▶ [Task goal]:
Set down the full listing exactly as given. Any pictures are to be left out.

▶ [Supplied information]:
## Start

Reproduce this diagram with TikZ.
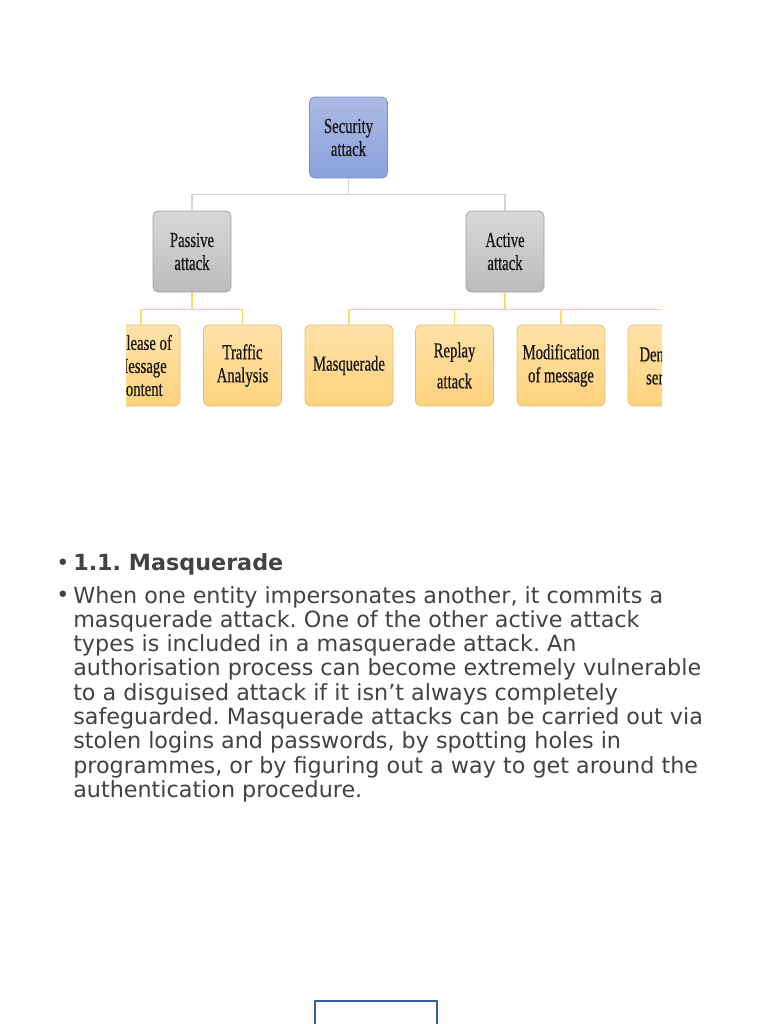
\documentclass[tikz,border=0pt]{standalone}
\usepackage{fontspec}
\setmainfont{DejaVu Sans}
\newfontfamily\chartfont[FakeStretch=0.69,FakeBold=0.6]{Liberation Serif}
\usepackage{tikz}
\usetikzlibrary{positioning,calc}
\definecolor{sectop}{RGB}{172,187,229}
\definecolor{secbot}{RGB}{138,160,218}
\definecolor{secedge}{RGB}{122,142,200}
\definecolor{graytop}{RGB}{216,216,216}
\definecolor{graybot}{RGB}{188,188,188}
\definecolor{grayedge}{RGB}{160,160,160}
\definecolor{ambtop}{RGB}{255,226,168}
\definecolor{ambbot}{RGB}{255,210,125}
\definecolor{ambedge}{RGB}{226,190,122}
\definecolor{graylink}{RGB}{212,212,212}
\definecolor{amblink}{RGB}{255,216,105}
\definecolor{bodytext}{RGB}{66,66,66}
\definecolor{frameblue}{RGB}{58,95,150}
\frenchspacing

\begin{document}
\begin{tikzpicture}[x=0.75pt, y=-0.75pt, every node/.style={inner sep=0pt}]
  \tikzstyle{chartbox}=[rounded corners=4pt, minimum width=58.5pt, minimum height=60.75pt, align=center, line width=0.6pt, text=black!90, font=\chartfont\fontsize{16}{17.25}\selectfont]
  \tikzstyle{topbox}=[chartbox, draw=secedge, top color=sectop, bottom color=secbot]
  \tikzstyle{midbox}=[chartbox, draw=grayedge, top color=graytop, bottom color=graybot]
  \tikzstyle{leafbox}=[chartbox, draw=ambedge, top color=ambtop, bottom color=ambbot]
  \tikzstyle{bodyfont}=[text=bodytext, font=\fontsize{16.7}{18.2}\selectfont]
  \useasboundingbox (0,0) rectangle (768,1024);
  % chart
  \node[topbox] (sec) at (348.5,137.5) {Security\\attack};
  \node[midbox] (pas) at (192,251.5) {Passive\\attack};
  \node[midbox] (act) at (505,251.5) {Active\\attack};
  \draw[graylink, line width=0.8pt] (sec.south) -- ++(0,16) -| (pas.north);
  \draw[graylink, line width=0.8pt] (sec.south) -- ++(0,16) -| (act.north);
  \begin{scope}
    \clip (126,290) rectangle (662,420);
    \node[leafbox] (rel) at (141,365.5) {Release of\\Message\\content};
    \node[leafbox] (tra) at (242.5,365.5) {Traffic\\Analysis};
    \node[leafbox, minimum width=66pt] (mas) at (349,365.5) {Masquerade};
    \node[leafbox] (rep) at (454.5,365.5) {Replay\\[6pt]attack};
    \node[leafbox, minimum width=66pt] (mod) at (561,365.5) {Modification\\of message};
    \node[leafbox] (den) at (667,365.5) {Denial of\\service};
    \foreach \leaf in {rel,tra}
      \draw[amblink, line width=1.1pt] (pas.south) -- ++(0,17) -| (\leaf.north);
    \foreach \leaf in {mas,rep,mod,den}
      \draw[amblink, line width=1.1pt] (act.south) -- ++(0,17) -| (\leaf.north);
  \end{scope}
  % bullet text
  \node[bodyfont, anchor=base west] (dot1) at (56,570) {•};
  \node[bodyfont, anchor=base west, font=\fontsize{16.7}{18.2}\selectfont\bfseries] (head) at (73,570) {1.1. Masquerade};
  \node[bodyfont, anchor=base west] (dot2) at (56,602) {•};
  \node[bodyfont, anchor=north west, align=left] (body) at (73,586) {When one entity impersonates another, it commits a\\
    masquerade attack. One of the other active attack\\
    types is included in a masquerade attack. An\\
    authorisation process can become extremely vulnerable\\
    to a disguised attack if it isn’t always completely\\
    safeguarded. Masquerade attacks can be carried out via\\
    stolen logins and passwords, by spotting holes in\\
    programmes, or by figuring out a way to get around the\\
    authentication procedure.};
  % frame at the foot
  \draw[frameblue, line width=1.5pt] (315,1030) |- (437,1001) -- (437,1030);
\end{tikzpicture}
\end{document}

## End

▶ [Task solution]:
Reproduce this diagram with TikZ.
\documentclass[tikz,border=0pt]{standalone}
\usepackage{fontspec}
\setmainfont{DejaVu Sans}
\newfontfamily\chartfont[FakeStretch=0.69,FakeBold=0.6]{Liberation Serif}
\usepackage{tikz}
\usetikzlibrary{positioning,calc}
\definecolor{sectop}{RGB}{172,187,229}
\definecolor{secbot}{RGB}{138,160,218}
\definecolor{secedge}{RGB}{122,142,200}
\definecolor{graytop}{RGB}{216,216,216}
\definecolor{graybot}{RGB}{188,188,188}
\definecolor{grayedge}{RGB}{160,160,160}
\definecolor{ambtop}{RGB}{255,226,168}
\definecolor{ambbot}{RGB}{255,210,125}
\definecolor{ambedge}{RGB}{226,190,122}
\definecolor{graylink}{RGB}{212,212,212}
\definecolor{amblink}{RGB}{255,216,105}
\definecolor{bodytext}{RGB}{66,66,66}
\definecolor{frameblue}{RGB}{58,95,150}
\frenchspacing

\begin{document}
\begin{tikzpicture}[x=0.75pt, y=-0.75pt, every node/.style={inner sep=0pt}]
  \tikzstyle{chartbox}=[rounded corners=4pt, minimum width=58.5pt, minimum height=60.75pt, align=center, line width=0.6pt, text=black!90, font=\chartfont\fontsize{16}{17.25}\selectfont]
  \tikzstyle{topbox}=[chartbox, draw=secedge, top color=sectop, bottom color=secbot]
  \tikzstyle{midbox}=[chartbox, draw=grayedge, top color=graytop, bottom color=graybot]
  \tikzstyle{leafbox}=[chartbox, draw=ambedge, top color=ambtop, bottom color=ambbot]
  \tikzstyle{bodyfont}=[text=bodytext, font=\fontsize{16.7}{18.2}\selectfont]
  \useasboundingbox (0,0) rectangle (768,1024);
  % chart
  \node[topbox] (sec) at (348.5,137.5) {Security\\attack};
  \node[midbox] (pas) at (192,251.5) {Passive\\attack};
  \node[midbox] (act) at (505,251.5) {Active\\attack};
  \draw[graylink, line width=0.8pt] (sec.south) -- ++(0,16) -| (pas.north);
  \draw[graylink, line width=0.8pt] (sec.south) -- ++(0,16) -| (act.north);
  \begin{scope}
    \clip (126,290) rectangle (662,420);
    \node[leafbox] (rel) at (141,365.5) {Release of\\Message\\content};
    \node[leafbox] (tra) at (242.5,365.5) {Traffic\\Analysis};
    \node[leafbox, minimum width=66pt] (mas) at (349,365.5) {Masquerade};
    \node[leafbox] (rep) at (454.5,365.5) {Replay\\[6pt]attack};
    \node[leafbox, minimum width=66pt] (mod) at (561,365.5) {Modification\\of message};
    \node[leafbox] (den) at (667,365.5) {Denial of\\service};
    \foreach \leaf in {rel,tra}
      \draw[amblink, line width=1.1pt] (pas.south) -- ++(0,17) -| (\leaf.north);
    \foreach \leaf in {mas,rep,mod,den}
      \draw[amblink, line width=1.1pt] (act.south) -- ++(0,17) -| (\leaf.north);
  \end{scope}
  % bullet text
  \node[bodyfont, anchor=base west] (dot1) at (56,570) {•};
  \node[bodyfont, anchor=base west, font=\fontsize{16.7}{18.2}\selectfont\bfseries] (head) at (73,570) {1.1. Masquerade};
  \node[bodyfont, anchor=base west] (dot2) at (56,602) {•};
  \node[bodyfont, anchor=north west, align=left] (body) at (73,586) {When one entity impersonates another, it commits a\\
    masquerade attack. One of the other active attack\\
    types is included in a masquerade attack. An\\
    authorisation process can become extremely vulnerable\\
    to a disguised attack if it isn’t always completely\\
    safeguarded. Masquerade attacks can be carried out via\\
    stolen logins and passwords, by spotting holes in\\
    programmes, or by figuring out a way to get around the\\
    authentication procedure.};
  % frame at the foot
  \draw[frameblue, line width=1.5pt] (315,1030) |- (437,1001) -- (437,1030);
\end{tikzpicture}
\end{document}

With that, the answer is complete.